● **DIRECTION**
Locate every line that holds the string "chart" and copy it.

● **INFORMATION SUPPLIED**
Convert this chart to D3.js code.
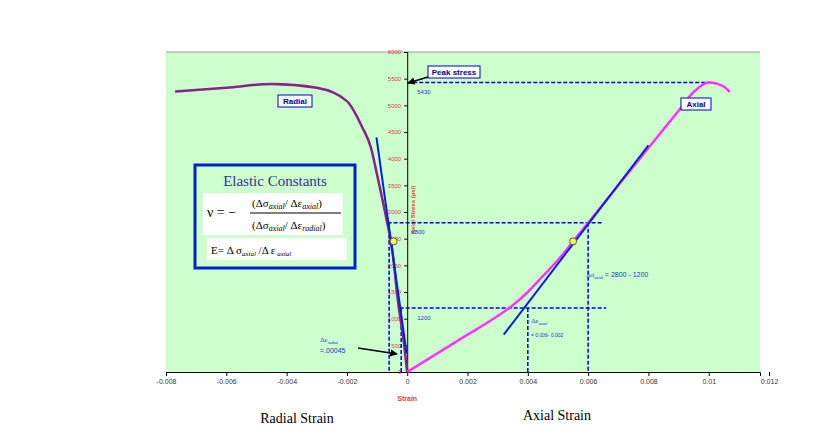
<!DOCTYPE html>
<html><head><meta charset="utf-8">
<script src="https://cdn.jsdelivr.net/npm/d3@7"></script>
<style>body{margin:0;background:#fff}</style></head>
<body><div id="chart"></div>
<script>
var radialStrain = [-0.0077,-0.006,-0.0045,-0.003,-0.002,-0.0015,-0.0012,-0.001,-0.0007,-0.0005,-0.0003,-0.0001,0];
var radialStress = [5260,5330,5400,5330,5080,4600,4200,3700,2900,2300,1300,500,0];
var axialStrain = [0,0.001,0.002,0.003,0.0035,0.004,0.0045,0.005,0.0055,0.006,0.007,0.008,0.009,0.0095,0.01,0.0105,0.0107];
var axialStress = [0,350,700,1050,1250,1500,1800,2100,2450,2800,3500,4200,4900,5250,5430,5350,5250];
var xTicks = [-0.008,-0.006,-0.004,-0.002,0,0.002,0.004,0.006,0.008,0.01,0.012];
var yTicks = [0,500,1000,1500,2000,2500,3000,3500,4000,4500,5000,5500,6000];
var radialFit = [[-0.00102,4400],[-0.00002,350]];
var axialFit = [[0.0032,700],[0.008,4250]];
var points = [[-0.00045,2450],[0.0055,2450]];

var W = 828, H = 445;
var svg = d3.select("#chart").append("svg").attr("width", W).attr("height", H);
var x = d3.scaleLinear().domain([-0.008, 0.0117]).range([166, 760]);
var y = d3.scaleLinear().domain([0, 6000]).range([372, 52]);

svg.append("rect").attr("x", 166).attr("y", 52).attr("width", 594).attr("height", 320).attr("fill", "#ccffcc");
svg.append("line").attr("x1", 166).attr("x2", 760).attr("y1", 52).attr("y2", 52).attr("stroke", "#999");

// axes
svg.append("g").attr("transform", "translate(0,372)")
    .call(d3.axisBottom(x).tickValues(xTicks).tickSize(4).tickFormat(d => d === 0 ? "0" : String(+d.toFixed(3))))
    .call(g => g.select(".domain").attr("stroke", "#000"))
    .call(g => g.selectAll("text").attr("font-family", "Liberation Sans").attr("font-size", 7).attr("fill", "#333"));
svg.append("g").attr("transform", "translate(" + x(0) + ",0)")
    .call(d3.axisLeft(y).tickValues(yTicks).tickSize(3).tickFormat(d => String(d)))
    .call(g => g.select(".domain").attr("stroke", "#000"))
    .call(g => g.selectAll("text").attr("font-family", "Liberation Sans").attr("font-size", 6).attr("fill", "#e04040"));
svg.append("text").attr("transform", "translate(415,210) rotate(-90)").attr("text-anchor", "middle")
    .attr("font-family", "Liberation Sans").attr("font-size", 6).attr("font-weight", "bold").attr("fill", "#e04040").text("Axial Stress (psi)");
svg.append("text").attr("x", x(0)).attr("y", 401).attr("text-anchor", "middle").attr("font-family", "Liberation Sans")
    .attr("font-size", 7).attr("font-weight", "bold").attr("fill", "#e04040").text("Strain");
svg.append("text").attr("x", 297).attr("y", 423).attr("text-anchor", "middle").attr("font-family", "Liberation Serif").attr("font-size", 14).text("Radial Strain");
svg.append("text").attr("x", 557).attr("y", 420).attr("text-anchor", "middle").attr("font-family", "Liberation Serif").attr("font-size", 14).text("Axial Strain");

// dashed guides
var dash = svg.append("g").attr("stroke", "#0000dd").attr("stroke-width", 1.5).attr("stroke-dasharray", "4,2");
var seg = (a, b) => dash.append("line").attr("x1", x(a[0])).attr("y1", y(a[1])).attr("x2", x(b[0])).attr("y2", y(b[1]));
seg([0, 5430], [0.0101, 5430]);
seg([-0.00065, 2800], [0.0065, 2800]);
seg([-0.00025, 1200], [0.0066, 1200]);
seg([-0.0006, 2800], [-0.0006, 0]);
seg([-0.0002, 1200], [-0.0002, 0]);
seg([0.004, 1200], [0.004, 0]);
seg([0.006, 2800], [0.006, 0]);

var lineY = d3.line().x(d => x(d[0])).y(d => y(d[1])).curve(d3.curveMonotoneX);
svg.append("path").attr("d", lineY(radialStrain.map((s, i) => [s, radialStress[i]]))).attr("fill", "none").attr("stroke", "#882288").attr("stroke-width", 2.5);
svg.append("path").attr("d", lineY(axialStrain.map((s, i) => [s, axialStress[i]]))).attr("fill", "none").attr("stroke", "#ff33ff").attr("stroke-width", 2.5);
[radialFit, axialFit].forEach(f => svg.append("path").attr("d", d3.line().x(d => x(d[0])).y(d => y(d[1]))(f)).attr("stroke", "#0022dd").attr("stroke-width", 2));
svg.selectAll("circle.pt").data(points).join("circle").attr("cx", d => x(d[0])).attr("cy", d => y(d[1])).attr("r", 3.5)
    .attr("fill", "#ffff44").attr("stroke", "#555");

// value labels
var small = (t, px, py, fs) => svg.append("text").attr("x", px).attr("y", py).attr("font-family", "Liberation Sans").attr("font-size", fs || 6).attr("fill", "#2233cc").text(t);
small("5430", x(0) + 10, y(5430) + 12);
small("2800", x(0) + 4, y(2800) + 11);
small("1200", x(0) + 10, y(1200) + 12);

// boxed labels
function boxLabel(t, cx, cy, w) {
    svg.append("rect").attr("x", cx - w / 2).attr("y", cy - 6).attr("width", w).attr("height", 12).attr("fill", "#fff").attr("stroke", "#0000cc");
    svg.append("text").attr("x", cx).attr("y", cy + 3).attr("text-anchor", "middle").attr("font-family", "Liberation Sans")
        .attr("font-size", 8).attr("font-weight", "bold").attr("fill", "#0000aa").text(t);
}
boxLabel("Radial", 295, 101, 34);
boxLabel("Axial", 696, 104, 30);
boxLabel("Peak stress", 454, 72, 52);

// arrows
svg.append("defs").append("marker").attr("id", "ah").attr("viewBox", "0 0 10 10").attr("refX", 9).attr("refY", 5)
    .attr("markerWidth", 5).attr("markerHeight", 5).attr("orient", "auto").append("path").attr("d", "M0,0L10,5L0,10z").attr("fill", "#000");
svg.append("line").attr("x1", 428).attr("y1", 77).attr("x2", 408).attr("y2", 83).attr("stroke", "#000").attr("stroke-width", 1.5).attr("marker-end", "url(#ah)");
svg.append("line").attr("x1", 358).attr("y1", 348).attr("x2", 397).attr("y2", 354).attr("stroke", "#000").attr("stroke-width", 1.5).attr("marker-end", "url(#ah)");

// delta annotations
var ann = (px, py, a, sub, rest, fs) => {
    var t = svg.append("text").attr("x", px).attr("y", py).attr("font-family", "Liberation Sans").attr("font-size", fs).attr("fill", "#2233cc");
    t.append("tspan").attr("font-family", "Liberation Serif").text(a);
    t.append("tspan").attr("font-size", fs * 0.6).attr("dy", 2).text(sub);
    t.append("tspan").attr("dy", -2).text(rest);
};
ann(320, 342, "Δε", "radial", "", 7);
small("=.00045", 320, 353, 7);
ann(586, 277, "Δσ", "axial", " = 2800 - 1200", 7);
ann(531, 323, "Δε", "axial", "", 7);
small("= 0.006- 0.002", 531, 337, 5);

// elastic constants box
var bx = 195, by = 165;
svg.append("rect").attr("x", bx).attr("y", by).attr("width", 160).attr("height", 103).attr("fill", "#ccffcc").attr("stroke", "#0022cc").attr("stroke-width", 3);
svg.append("text").attr("x", bx + 80).attr("y", by + 21).attr("text-anchor", "middle").attr("font-family", "Liberation Serif").attr("font-size", 15).attr("fill", "#333399").text("Elastic Constants");
svg.append("rect").attr("x", bx + 8).attr("y", by + 28).attr("width", 140).attr("height", 42).attr("fill", "#fff");
svg.append("rect").attr("x", bx + 12).attr("y", by + 73).attr("width", 140).attr("height", 22).attr("fill", "#fff");
var ser = (px, py, fs) => svg.append("text").attr("x", px).attr("y", py).attr("font-family", "Liberation Serif").attr("font-size", fs).attr("fill", "#000");
ser(bx + 12, by + 52, 14).text("ν  = −");
var frac = (py, s2) => { var t = ser(bx + 57, py, 11); t.append("tspan").text("(Δσ"); t.append("tspan").attr("font-style", "italic").attr("font-size", 8).attr("dy", 2).text("axial"); t.append("tspan").attr("dy", -2).text("/ Δε"); t.append("tspan").attr("font-style", "italic").attr("font-size", 8).attr("dy", 2).text(s2); t.append("tspan").attr("dy", -2).text(")"); };
frac(by + 42, "axial");
frac(by + 64, "radial");
svg.append("line").attr("x1", bx + 55).attr("x2", bx + 146).attr("y1", by + 48).attr("y2", by + 48).attr("stroke", "#000");
var e = ser(bx + 16, by + 89, 11); e.append("tspan").text("E= Δ σ"); e.append("tspan").attr("font-style", "italic").attr("font-size", 7).attr("dy", 2).text("axial");
e.append("tspan").attr("dy", -2).text(" /Δ ε"); e.append("tspan").attr("font-style", "italic").attr("font-size", 7).attr("dy", 2).text(" axial");
</script></body></html>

● **CORRECT OUTPUT**
Convert this chart to D3.js code.
<body><div id="chart"></div>
var svg = d3.select("#chart").append("svg").attr("width", W).attr("height", H);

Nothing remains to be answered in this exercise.